Dataset section>

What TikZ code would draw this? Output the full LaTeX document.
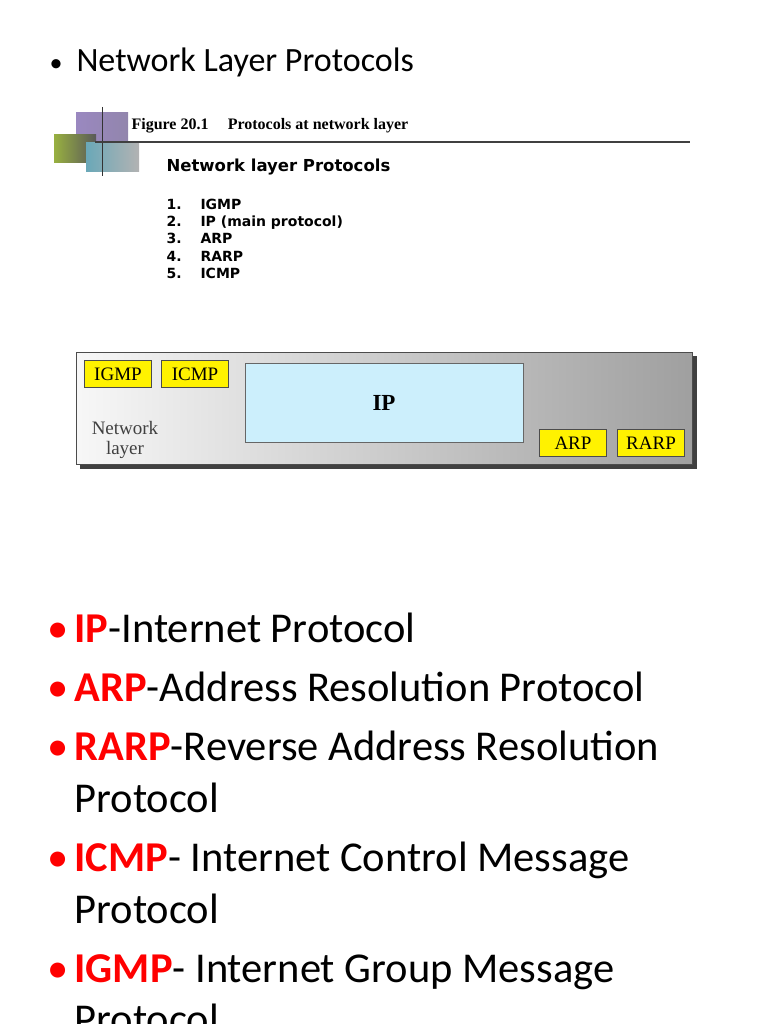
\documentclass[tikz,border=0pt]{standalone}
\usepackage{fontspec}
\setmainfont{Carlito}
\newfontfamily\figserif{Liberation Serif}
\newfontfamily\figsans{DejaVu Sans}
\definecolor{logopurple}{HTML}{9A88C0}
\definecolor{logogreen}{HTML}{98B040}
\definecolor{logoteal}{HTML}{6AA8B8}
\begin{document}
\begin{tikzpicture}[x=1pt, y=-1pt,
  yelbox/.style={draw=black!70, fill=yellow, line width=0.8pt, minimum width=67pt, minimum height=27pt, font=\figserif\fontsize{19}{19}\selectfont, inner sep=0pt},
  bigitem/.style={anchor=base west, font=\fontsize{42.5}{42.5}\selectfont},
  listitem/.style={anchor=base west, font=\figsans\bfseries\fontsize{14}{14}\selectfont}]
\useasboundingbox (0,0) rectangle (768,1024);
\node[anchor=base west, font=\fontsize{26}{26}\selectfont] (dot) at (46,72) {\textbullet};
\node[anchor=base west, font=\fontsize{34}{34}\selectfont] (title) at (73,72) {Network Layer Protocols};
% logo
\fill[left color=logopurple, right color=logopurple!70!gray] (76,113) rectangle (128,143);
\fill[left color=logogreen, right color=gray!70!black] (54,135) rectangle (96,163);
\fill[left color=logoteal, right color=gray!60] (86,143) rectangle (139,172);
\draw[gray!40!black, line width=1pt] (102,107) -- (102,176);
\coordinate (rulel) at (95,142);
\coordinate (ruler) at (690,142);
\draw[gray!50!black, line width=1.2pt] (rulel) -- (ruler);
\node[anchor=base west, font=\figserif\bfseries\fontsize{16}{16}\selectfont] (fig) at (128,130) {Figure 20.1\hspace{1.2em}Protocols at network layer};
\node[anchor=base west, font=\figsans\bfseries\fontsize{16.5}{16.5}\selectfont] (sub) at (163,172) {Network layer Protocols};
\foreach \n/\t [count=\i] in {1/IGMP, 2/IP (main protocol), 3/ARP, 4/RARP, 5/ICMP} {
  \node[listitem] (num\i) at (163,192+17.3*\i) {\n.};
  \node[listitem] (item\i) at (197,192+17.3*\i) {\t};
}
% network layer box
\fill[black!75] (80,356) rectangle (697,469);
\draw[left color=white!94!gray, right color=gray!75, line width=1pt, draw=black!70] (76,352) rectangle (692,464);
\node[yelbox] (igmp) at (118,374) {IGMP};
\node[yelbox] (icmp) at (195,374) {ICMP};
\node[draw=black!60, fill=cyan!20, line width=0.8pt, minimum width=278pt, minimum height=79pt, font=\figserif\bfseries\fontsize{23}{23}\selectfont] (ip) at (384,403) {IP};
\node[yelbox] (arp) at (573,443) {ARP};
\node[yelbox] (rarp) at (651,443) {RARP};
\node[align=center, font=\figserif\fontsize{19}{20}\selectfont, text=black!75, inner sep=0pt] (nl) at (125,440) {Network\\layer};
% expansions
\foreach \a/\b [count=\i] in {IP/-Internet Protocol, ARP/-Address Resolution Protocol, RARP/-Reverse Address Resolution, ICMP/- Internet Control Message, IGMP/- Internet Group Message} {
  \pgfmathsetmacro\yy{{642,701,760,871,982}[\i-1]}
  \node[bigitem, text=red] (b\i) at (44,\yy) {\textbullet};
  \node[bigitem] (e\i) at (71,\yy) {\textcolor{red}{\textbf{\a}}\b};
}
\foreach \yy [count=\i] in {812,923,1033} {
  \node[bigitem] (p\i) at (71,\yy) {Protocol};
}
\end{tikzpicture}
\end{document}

What is being asked> Note every line above where the string "draw" shows up, and copy those lines.

Solution for this exercise>
What TikZ code would draw this? Output the full LaTeX document.
  yelbox/.style={draw=black!70, fill=yellow, line width=0.8pt, minimum width=67pt, minimum height=27pt, font=\figserif\fontsize{19}{19}\selectfont, inner sep=0pt},
\draw[gray!40!black, line width=1pt] (102,107) -- (102,176);
\draw[gray!50!black, line width=1.2pt] (rulel) -- (ruler);
\draw[left color=white!94!gray, right color=gray!75, line width=1pt, draw=black!70] (76,352) rectangle (692,464);
\node[draw=black!60, fill=cyan!20, line width=0.8pt, minimum width=278pt, minimum height=79pt, font=\figserif\bfseries\fontsize{23}{23}\selectfont] (ip) at (384,403) {IP};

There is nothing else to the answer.